As the Brits would say, this is a splendid piece of kit. It took Toshiba a while (but not as long as Apple…) to enter the netbook market, but it was worth the wait.
First off though, all netbook rules apply here, do not expect to run intense applications. No modern games. No Photoshop. The Atom N280 processor can’t give you the juice for that. Save the heavy lifting for your more powerful desktop or full-time laptop.
But this Toshiba can pull off just about anything else with petite aplomb, including surfing the web, checking email, tweeting, socializing even, or should I say social networking.

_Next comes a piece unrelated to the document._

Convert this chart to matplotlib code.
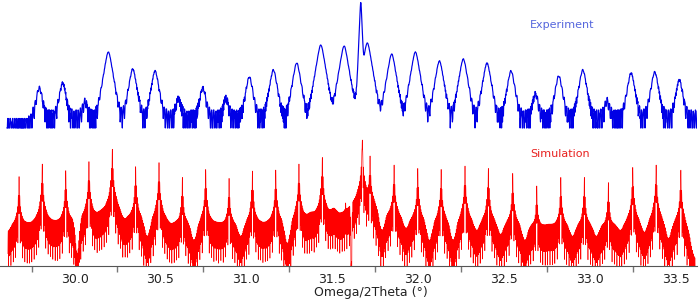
import matplotlib
matplotlib.use("Agg")
import matplotlib.pyplot as plt
import numpy as np
from matplotlib.ticker import FixedLocator

plt.rcParams['font.family'] = ['DejaVu Sans']
plt.rcParams['path.simplify'] = False

# experiment (blue): peak positions (deg) and peak tops (log10 counts)
exp_pos = [29.795, 29.931, 30.061, 30.197, 30.339, 30.469, 30.605, 30.747, 30.882,
           31.018, 31.158, 31.294, 31.434, 31.570, 31.667, 31.705, 31.847, 31.985,
           32.125, 32.264, 32.402, 32.542, 32.684, 32.820, 32.960, 33.101, 33.241,
           33.379, 33.522]
exp_peak = [2.0, 2.25, 1.25, 3.8, 2.95, 2.85, 1.45, 2.0, 1.45,
            2.55, 2.9, 3.25, 4.15, 4.1, 6.3, 4.25, 3.7, 3.8,
            3.35, 3.45, 3.25, 2.85, 1.7, 2.6, 2.9, 1.3, 2.75,
            2.8, 2.4]

# simulation (red): peak positions (deg) and peak tops (log10 intensity)
sim_pos = [29.677, 29.812, 29.949, 30.084, 30.220, 30.356, 30.492, 30.628, 30.764,
           30.900, 31.036, 31.172, 31.307, 31.443, 31.579, 31.676, 31.721, 31.861,
           31.999, 32.135, 32.274, 32.410, 32.552, 32.692, 32.832, 32.969, 33.109,
           33.251, 33.387, 33.531]
sim_peak = [4.47, 5.10, 4.77, 5.22, 5.84, 4.97, 5.17, 4.43, 4.83,
            4.38, 4.75, 4.80, 5.10, 5.43, 2.9, 6.3, 5.5, 5.05,
            4.88, 4.83, 5.0, 4.88, 4.63, 4.0, 4.43, 4.43, 4.17,
            4.93, 5.05, 4.8]

# simulation: lowest point of the upper envelope between peaks
trough_pos = [29.612, 29.745, 29.880, 30.016, 30.152, 30.288, 30.424, 30.560, 30.696,
              30.832, 30.968, 31.104, 31.240, 31.375, 31.511, 31.612, 31.790, 31.930,
              32.067, 32.205, 32.342, 32.481, 32.622, 32.762, 32.900, 33.039, 33.180,
              33.319, 33.459, 33.615]
trough_lvl = [1.75, 2.2, 2.3, 0.65, 2.8, 2.4, 1.5, 2.15, 1.3,
              2.2, 1.5, 2.2, 1.15, 2.7, 2.9, 0.2, 1.8, 1.9,
              1.3, 1.3, 1.8, 1.6, 1.3, 2.1, 1.5, 1.5, 1.8,
              1.7, 1.4, 0.4]
trough_wid = [0.02, 0.022, 0.022, 0.015, 0.022, 0.022, 0.022, 0.022, 0.022,
              0.022, 0.022, 0.022, 0.022, 0.022, 0.022, 0.004, 0.022, 0.022,
              0.022, 0.022, 0.022, 0.022, 0.022, 0.022, 0.022, 0.022, 0.022,
              0.022, 0.022, 0.035]

tick_pos = [30.0, 30.5, 31.0, 31.5, 32.0, 32.5, 33.0, 33.5]
tick_labels = ['30.0', '30.5', '31.0', '31.5', '32.0', '32.5', '33.0', '33.5']
minor_pos = [29.75, 30.25, 30.75, 31.25, 31.75, 32.25, 32.75, 33.25]

EXP_OFFSET = 6.9


def lorentz(x, x0, w):
    return w ** 2 / ((x - x0) ** 2 + w ** 2)


def sech(x, x0, tau):
    return 1.0 / np.cosh((x - x0) / tau)


def peak_index(x, pos):
    """Continuous satellite order, linear beyond the first/last peak."""
    pos = np.asarray(pos)
    k = np.interp(x, pos, np.arange(len(pos)))
    k = np.where(x < pos[0], (x - pos[0]) / (pos[1] - pos[0]), k)
    k = np.where(x > pos[-1], len(pos) - 1 + (x - pos[-1]) / (pos[-1] - pos[-2]), k)
    return k


# ---- simulation curve
x_sim = np.linspace(29.612, 33.615, 24000)
w_sim = 0.0015
env = np.full_like(x_sim, 80.0)
for p, h in zip(sim_pos, sim_peak):
    env += 10 ** h * lorentz(x_sim, p, w_sim)
log_env = np.log10(env)
shift = np.zeros_like(x_sim)
for t, lvl, s in zip(trough_pos, trough_lvl, trough_wid):
    shift += (lvl - np.interp(t, x_sim, log_env)) * np.exp(-((x_sim - t) / s) ** 2)
log_env += shift

i_main = int(np.argmax(sim_peak))
sats = [p for i, p in enumerate(sim_pos) if i != i_main]
phase = np.pi * 30 * peak_index(x_sim, sats)
depth = 1.35 + 0.7 * np.sin(phase / 3) ** 16
fringe = 1 - (1 - 10 ** -depth) * np.sin(phase) ** 2
y_sim = log_env + np.log10(fringe)
# keep the substrate spike itself unbroken
core = np.exp(-0.5 * ((x_sim - sim_pos[i_main]) / 0.001) ** 2)
y_sim = np.maximum(y_sim, np.log10(10 ** sim_peak[i_main] * core + 1e-9))

# ---- experiment curve (counts with counting scatter)
x_exp = np.arange(29.607, 33.627, 0.0018)
j_main = int(np.argmax(exp_peak))
lam = 1.0 + 2.6 / (1 + np.exp(-(x_exp - 29.75) / 0.006))
lam += 10 ** 1.8 * lorentz(x_exp, exp_pos[j_main], 0.02)
for j, (p, h) in enumerate(zip(exp_pos, exp_peak)):
    tau = 0.0022 if j == j_main else 0.0085
    lam += 10 ** h * sech(x_exp, p, tau)
scatter = np.sin(x_exp * 7483.0 + 3 * np.sin(x_exp * 1733.0))
counts = np.maximum(np.round(lam + 2.2 * np.sqrt(lam) * scatter), 1)
y_exp = EXP_OFFSET + np.log10(counts)

# ---- figure
fig = plt.figure(figsize=(7, 3), dpi=100)
ax = fig.add_axes([0, 34 / 300, 697 / 700, 266 / 300])
ax.plot(x_exp, y_exp, color='#0000e6', lw=0.85)
ax.plot(x_sim, y_sim, color='#ff0000', lw=0.45)

ax.text(32.842, 12.05, 'Experiment', color='#5566dd', ha='center', va='center', fontsize=8)
ax.text(32.828, 5.6, 'Simulation', color='#e8201e', ha='center', va='center', fontsize=8)

ax.set_xlim(29.566, 33.625)
ax.set_ylim(0, 13.3)
ax.set_yticks([])
for side in ['top', 'left', 'right']:
    ax.spines[side].set_visible(False)
ax.spines['bottom'].set_color('#555555')
ax.xaxis.set_major_locator(FixedLocator(tick_pos))
ax.set_xticklabels(tick_labels)
ax.xaxis.set_minor_locator(FixedLocator(minor_pos))
ax.tick_params(axis='x', which='major', length=0, pad=5, labelsize=9, labelcolor='#222222')
ax.tick_params(axis='x', which='minor', length=4, width=1, color='#777777')
ax.set_xlabel('Omega/2Theta (°)', fontsize=9, color='#222222')
ax.xaxis.set_label_coords(0.532, -0.075)

fig.savefig('out.png', dpi=100)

The model I tested is called the NB205-210 and it retails for $349 (Costco carries it). It comes with a standard list of netbook specs including a 10.1″ glossy screen running at 1024 x 600, 1GB RAM, 160GB hard drive, aforementioned energy-efficient Intel Atom processor, 6-cell battery, wireless, and a keyboard that I’d say is around 92% standard size. All of this in a device weighing less than 3 pounds.
What really sets it apart is the battery life. Stellar! It’s nice not to see the battery gauge in Windows slowly drain as you stare at it. Some reviews I’ve read had it go over 9 hours. I was regularly getting closer to 6-7 hours while using the wireless, surfing and at about 75% brightness. That is class leading, and possibly the best out on the market right now. It should be good enough to take you through the work day or a short trip.
The keyboard is good, although the premium 311 model ($49 more) comes with a better chiclet island style keyboard (along with bluetooth, metallic construction, and premium aesthetics). I was quickly able to get up to speed, though fell just short of my normal typing accuracy. There are a few compromises. The tilde key is moved next to the spacebar, which may not sound significant, but it threw off my touch typing slightly because of the shift in key locations. Also, the right shift key is truncated to allow space for handy, dedicated page up and page down keys. This trade off provides scrolling convenience at the expense of typing accuracy, at least in my tests.
The trackpad is a plus. It’s large and responsive. Two buttons below are tactile and easy to hit when navigating. Although I’d say they tend to be too “clacky” at times. In a quiet room, others will might mistake you for a modern-day woodpecker.
Performance-wise, the Toshiba netbook is solid. It runs slightly warm underneath, but less than average. The fan occasionally spools up for a moment or two, but you’d be hard-pressed to hear it anywhere but a quiet room. It ships with XP, but even Windows 7 ran smoothly, and scored an index of 2.2, which is on par with other Atom-based netbooks.
Over the few days I was testing it, some design nitpicks emerged. The power light, based in the middle of the hinge below the screen, glows a bright white. So much that you can use it in the dark to help see the keyboard. Unfortunately, most of the time it is distracting. Carrying the laptop is comfortable—tidy and compact—except the battery tends to wiggle. For some reason, it doesn’t lock-in rock solid. So that bothered me. I devised a workaround using a piece of post-it note as a wedge, and that did the trick.
These are all minor criticisms though for a well-built and stylish netbook, that goes forever on one charge. At $349, I’m amazed at how far these netbooks have come. If you’re in the market for a carry-along, this might be the perfect companion for your next Starbucks trip. Recommended.